Research over the last decade has shown that young people who have been incarcerated can have poorer physical and mental health outcomes than persons who have not been incarcerated, and that youth who have experienced a family member’s incarceration also may experience negative effects.

But a first-of-its kind study conducted at the Abigail Wexner Research Institute at Nationwide Children’s Hospital used electronic medical records to link children’s personal or family involvement in the correctional system to diagnoses — and the authors say the findings are so alarming they should be a call to action for pediatric providers.

Just 2% of patients had a correctional “keyword” in their record indicating probable personal or parental involvement in the correctional system as recorded by a health professional, but that 2% accounted for 66% of all patients with a cannabis-related diagnosis, 51.8% of all patients with trauma-related disorders and a high proportion of other troubling diagnoses.

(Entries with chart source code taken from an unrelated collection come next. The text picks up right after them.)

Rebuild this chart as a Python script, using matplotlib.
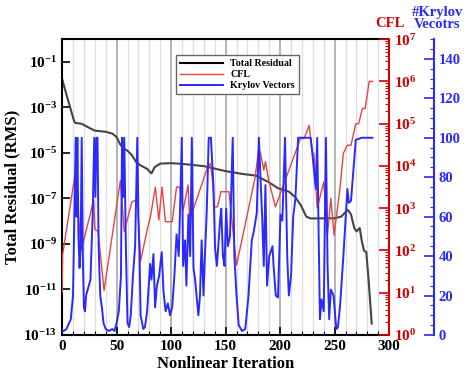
import matplotlib
matplotlib.use('Agg')
import matplotlib.pyplot as plt
import numpy as np
from matplotlib.ticker import MultipleLocator, FixedLocator, FixedFormatter, LogLocator, NullFormatter

plt.rcParams['font.family'] = 'Liberation Serif'
plt.rcParams['font.weight'] = 'bold'
plt.rcParams['mathtext.fontset'] = 'custom'
plt.rcParams['mathtext.rm'] = 'Liberation Serif:bold'
plt.rcParams['mathtext.it'] = 'Liberation Serif:bold'
plt.rcParams['mathtext.bf'] = 'Liberation Serif:bold'
plt.rcParams['mathtext.default'] = 'rm'

# total residual, log10 values
res_it = [0, 2, 5, 8, 11, 12, 18, 25, 30, 40, 46, 50, 53, 56, 60, 64, 68, 72, 78, 82, 85, 90,
          100, 110, 130, 150, 165, 178, 190, 198, 208, 214, 219, 224, 228, 250, 256, 262, 265,
          268, 270, 273, 275, 277, 279, 281, 284]
res_log = [-1.73, -2.1, -2.6, -3.1, -3.6, -3.68, -3.72, -3.9, -4.02, -4.07, -4.15, -4.3, -4.6,
           -4.8, -4.9, -5.1, -5.4, -5.55, -5.7, -5.9, -5.62, -5.47, -5.45, -5.48, -5.58, -5.8,
           -5.92, -6.0, -6.3, -6.55, -6.7, -6.95, -7.3, -7.8, -7.88, -7.87, -7.8, -7.5, -7.7,
           -8.3, -8.45, -8.3, -8.9, -9.3, -9.35, -10.5, -12.5]

# CFL, log10 values
cfl_it = [0, 0.5, 12, 17.5, 29, 30, 33, 38.5, 53.5, 57, 64, 69, 72, 78, 81, 85.6, 88.7, 91.7,
          94.8, 101, 105, 108, 111, 115.6, 117, 133.6, 136, 138, 139.5, 142.6, 145.6, 153, 160,
          177, 180.4, 182, 185, 186.5, 189.5, 195.7, 218.7, 222, 226.6, 229.6, 231, 234, 240,
          243.4, 246.5, 249.5, 255, 258, 261.7, 265, 269.4, 272, 275.5, 278, 281.7, 284.7]
cfl_log = [1.0, 1.9, 3.82, 2.0, 3.19, 2.5, 2.45, 1.05, 3.66, 2.45, 3.15, 3.2, 1.75, 2.48, 2.8,
           3.5, 2.72, 3.5, 2.68, 2.68, 3.5, 3.5, 2.95, 3.55, 2.72, 3.98, 4.06, 3.66, 3.03, 3.03,
           3.39, 3.39, 1.65, 3.72, 4.41, 4.3, 3.9, 4.1, 3.66, 3.03, 4.65, 4.65, 4.96, 4.3, 4.3,
           3.0, 3.62, 2.36, 3.23, 2.36, 3.5, 4.3, 4.49, 4.49, 5.0, 5.0, 5.36, 5.36, 6.0, 6.0]

# Krylov vectors
kry_it = [0, 4, 8, 10, 11.5, 12.5, 13.3, 14, 15, 16, 17, 18, 19, 20, 21, 22, 24, 26, 28, 29.5,
          30.5, 31.5, 32.5, 33.5, 35, 36.5, 38, 40, 43, 46, 48, 50, 52, 54, 55, 56, 57, 58.5, 60,
          61.5, 63, 65, 67, 69, 70, 71, 72, 74.5, 76, 78, 80.7, 82, 83.8, 85.3, 87, 89, 91.4, 93,
          95, 97, 99, 101, 103, 105, 107, 108.5, 109.8, 111, 112.8, 114, 115.9, 117.5, 119,
          120.5, 122, 125, 126.5, 128, 129.7, 131, 132.7, 134.5, 136.5, 138.8, 140.3, 142,
          144.9, 146, 147.5, 149, 150.5, 152, 154, 156.5, 158, 160, 162, 165, 168, 171, 174,
          176, 178.6, 180.5, 182, 183.5, 185, 186.5, 188, 190, 193, 194, 196, 198, 200.3, 202,
          204.5, 206.5, 208, 210, 212, 214, 216.5, 220, 224, 228, 229.6, 232.7, 234, 236.5,
          238, 240, 242, 243.5, 245, 246.5, 249, 251.5, 253, 255, 258, 261.7, 263, 265, 269.4,
          275, 284.7]
kry_val = [1.5, 3, 8, 20, 70, 100, 60, 100, 50, 34, 45, 100, 40, 14, 12, 20, 24, 28, 60, 100,
           70, 100, 100, 45, 20, 14, 6, 3, 2, 3, 2, 6, 12, 30, 100, 70, 100, 45, 6,
           4, 10, 30, 45, 100, 60, 42, 10, 3, 4, 12, 36, 28, 41, 14, 25, 30, 42, 22,
           12, 16, 10, 14, 30, 51, 40, 70, 100, 35, 48, 25, 61, 40, 100,
           34, 28, 10, 20, 48, 20, 40, 63, 100, 100, 76, 44, 35,
           58, 64, 40, 35, 64, 45, 50, 100, 40, 20, 5, 2, 3, 20, 48,
           53, 62, 100, 79, 60, 35, 76, 25, 40, 45, 35, 20, 19, 61, 58,
           100, 40, 20, 30, 60, 69, 100, 100, 100, 100, 92, 74, 100, 8,
           18, 12, 100, 35, 8, 23, 20, 3, 4, 15, 40, 74, 67, 68, 99,
           100, 100]

fig = plt.figure(figsize=(4.74, 3.73), dpi=100)
ax = fig.add_axes([0.131, 0.102, 0.69, 0.793])
ax2 = ax.twinx()
ax3 = ax.twinx()

red = '#d40000'
blue = '#2a2aff'

l1, = ax.plot(res_it, 10 ** np.array(res_log), color='#444444', lw=1.5)
l2, = ax2.plot(cfl_it, 10 ** np.array(cfl_log), color='#e4453f', lw=1.0)
l3, = ax3.plot(kry_it, kry_val, color=blue, lw=1.4)

ax.set_xlim(0, 300)
ax.set_yscale('log')
ax.set_ylim(1e-13, 1e0)
dec = [-13, -11, -9, -7, -5, -3, -1]
ax.yaxis.set_major_locator(FixedLocator([10.0 ** d for d in dec]))
ax.yaxis.set_major_formatter(FixedFormatter([r'$10^{%d}$' % d for d in dec]))
ax.yaxis.set_minor_locator(FixedLocator([]))
ax.xaxis.set_major_locator(MultipleLocator(50))
ax.xaxis.set_minor_locator(MultipleLocator(10))
ax.tick_params(axis='both', which='major', direction='in', length=6, width=1.2, labelsize=11)
ax.tick_params(axis='x', which='minor', direction='in', length=3, width=0.8)
ax.grid(axis='x', which='major', color='#a8a8a8', lw=1.2)
ax.grid(axis='x', which='minor', color='#dedede', lw=0.9)
ax.set_axisbelow(True)
for s in ['left', 'bottom', 'top']:
    ax.spines[s].set_linewidth(1.5)
ax.spines['right'].set_visible(False)
ax.set_xlabel('Nonlinear Iteration', fontsize=12, fontweight='bold', labelpad=2)
ax.set_ylabel('Total Residual (RMS)', fontsize=12, fontweight='bold', labelpad=2)

ax2.set_yscale('log')
ax2.set_ylim(1e0, 1e7)
ax2.yaxis.set_minor_locator(LogLocator(base=10, subs=np.arange(2, 10), numticks=20))
ax2.yaxis.set_minor_formatter(NullFormatter())
ax2.set_yticks([10.0 ** d for d in range(8)])
ax2.set_yticklabels([r'$10^{%d}$' % d for d in range(8)])
ax2.tick_params(axis='y', which='major', direction='in', length=7, width=1.2, colors=red,
                labelsize=11)
ax2.tick_params(axis='y', which='minor', direction='in', length=3, width=0.8, colors=red)
for s in ['left', 'bottom', 'top']:
    ax2.spines[s].set_visible(False)
ax2.spines['right'].set_color(red)
ax2.spines['right'].set_linewidth(1.5)

ax3.set_ylim(0, 150)
ax3.spines['right'].set_position(('outward', 32.4))
for s in ['left', 'bottom', 'top']:
    ax3.spines[s].set_visible(False)
ax3.spines['right'].set_color(blue)
ax3.spines['right'].set_linewidth(1.5)
ax3.yaxis.set_minor_locator(MultipleLocator(5))
ax3.set_yticks(np.arange(0, 141, 20))
ax3.tick_params(axis='y', which='major', direction='in', length=7, width=1.2, colors=blue,
                labelsize=10.5, pad=3)
ax3.tick_params(axis='y', which='minor', direction='in', length=3, width=0.8, colors=blue)

fig.text(0.822, 0.938, 'CFL', color=red, fontsize=10.5, fontweight='bold', ha='center',
         va='center')
fig.text(0.922, 0.95, '#Krylov\nVecotrs', color=blue, fontsize=10.5, fontweight='bold',
         ha='center', va='center', linespacing=0.95)

leg = ax3.legend([l1, l2, l3], ['Total Residual', 'CFL', 'Krylov Vectors'],
                 loc='upper left', bbox_to_anchor=(0.349, 0.946), fontsize=7.2,
                 fancybox=False, framealpha=1, edgecolor='#666666', handlelength=4.3,
                 borderpad=0.4, labelspacing=0.2, handletextpad=0.7, borderaxespad=0)
leg.get_frame().set_linewidth(1.0)
leg.legend_handles[0].set_color('black')

fig.savefig('out.png', dpi=100)
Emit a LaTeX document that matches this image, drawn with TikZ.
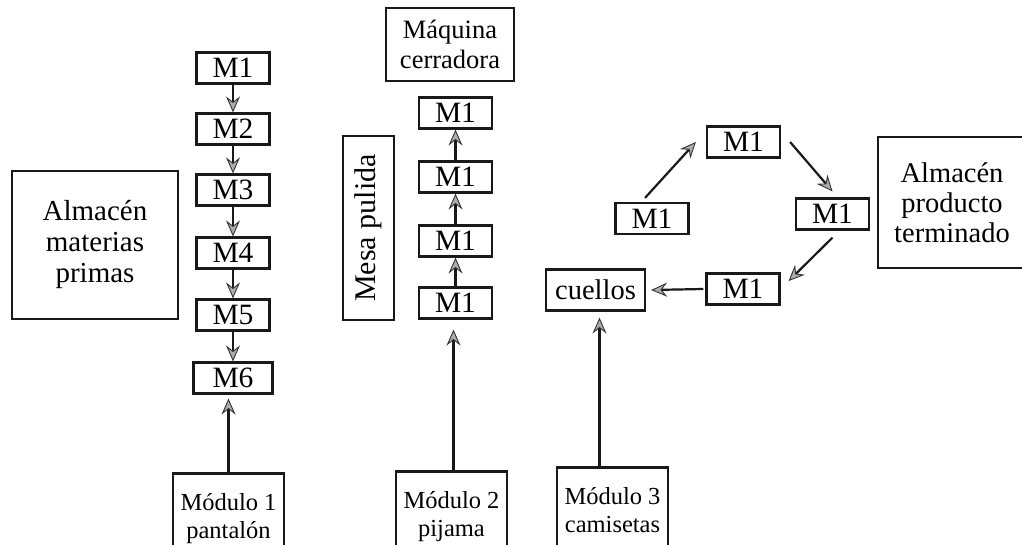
\documentclass[tikz,border=0pt]{standalone}
\usepackage{fontspec}
\setmainfont{Liberation Serif}
\usetikzlibrary{arrows.meta}

\tikzset{
  box/.style={draw=black!90, line width=2.2pt, inner sep=1pt, align=center},
  mbox/.style={box, minimum width=73pt, minimum height=31pt,
    font=\fontsize{29.5}{30}\selectfont},
  bigbox/.style={box, font=\fontsize{29}{31}\selectfont},
  modbox/.style={box, minimum width=111pt, minimum height=91pt,
    font=\fontsize{24.5}{28}\selectfont},
  arr/.style={draw=black!90, line width=2.2pt,
    -{Stealth[length=16pt, width=14pt, inset=5.5pt, color=black!80,
      fill=gray!65, line width=0.9pt]}},
}

\begin{document}
\begin{tikzpicture}[x=1pt, y=-1pt]
\useasboundingbox (0,0) rectangle (1022,545);

% raw material store
\node[bigbox, minimum width=166pt, minimum height=148pt] (amp) at (95,245)
  {Almacén\\materias\\primas};

% module 1: trousers line
\node[mbox] (a1) at (233,68) {M1};
\node[mbox] (a2) at (233,129) {M2};
\node[mbox] (a3) at (233,190) {M3};
\node[mbox] (a4) at (233,253) {M4};
\node[mbox] (a5) at (233,315) {M5};
\node[mbox, minimum width=79pt] (a6) at (233,378) {M6};
\node[modbox] (mod1) at (228.5,519) {Módulo 1\\pantalón};

\draw[arr] (a1.south) -- (a2.north);
\draw[arr] (a2.south) -- (a3.north);
\draw[arr] (a3.south) -- (a4.north);
\draw[arr] (a4.south) -- (a5.north);
\draw[arr] (a5.south) -- (a6.north);
\coordinate (t1) at ([yshift=-4pt]mod1.north |- a6.south);
\draw[arr] (mod1.north) -- (t1);

% module 2: pyjama line
\node[box, minimum width=128pt, minimum height=73pt,
  font=\fontsize{26.5}{30}\selectfont] (maq) at (450,44.5) {Máquina\\cerradora};
\node[bigbox, rotate=90, minimum width=184pt, minimum height=51pt,
  font=\fontsize{30}{31}\selectfont] (mesa) at (368.5,228) {Mesa pulida};
\node[mbox] (b1) at (455.5,113) {M1};
\node[mbox] (b2) at (455.5,177) {M1};
\node[mbox] (b3) at (455.5,241) {M1};
\node[mbox] (b4) at (455.5,303) {M1};
\node[modbox] (mod2) at (451.5,517) {Módulo 2\\pijama};

\draw[arr] (b2.north) -- (b1.south);
\draw[arr] (b3.north) -- (b2.south);
\draw[arr] (b4.north) -- (b3.south);
\coordinate (t2) at ([shift={(-2,10)}]b4.south);
\draw[arr] (t2 |- mod2.north) -- (t2);

% module 3: t-shirt line
\node[mbox] (rt) at (743.5,142) {M1};
\node[mbox] (rl) at (652,218.5) {M1};
\node[mbox] (rr) at (832.5,214) {M1};
\node[mbox] (rb) at (743,289) {M1};
\node[box, minimum width=99pt, minimum height=41pt,
  font=\fontsize{28.5}{30}\selectfont] (cue) at (595.5,290) {cuellos};
\node[modbox] (mod3) at (612.5,513) {Módulo 3\\camisetas\vphantom{p}};

\draw[arr] ([shift={(-7,-4)}]rl.north) -- ([shift={(-10,0)}]rt.west);
\draw[arr] ([shift={(9,0)}]rt.east) -- ([shift={(0,-6)}]rr.north);
\draw[arr] ([shift={(0,7)}]rr.south) -- ([shift={(8,-8)}]rb.east);
\draw[arr] ([xshift=-2pt]rb.west) -- ([xshift=5pt]cue.east);
\coordinate (t3) at ([shift={(4,6)}]cue.south);
\draw[arr] (t3 |- mod3.north) -- (t3);

% finished goods store
\node[bigbox, minimum width=148pt, minimum height=131pt,
  font=\fontsize{28.5}{30}\selectfont] (apt) at (952,202.5)
  {Almacén\\producto\\terminado};
\end{tikzpicture}
\end{document}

“We performed this research at our own institution, and our findings need to be confirmed by other researchers and institutions looking at their own patient populations,” says Deena Chisolm, PhD, director of Center for Child Health Equity and Outcomes Research at the Abigail Wexner Research Institute at Nationwide Children’s and an author of the study. “What our study shows, though, is that it’s urgent that the pediatric health care system try to identify children who have justice system involvement, and that we proactively pursue interventions to help them.”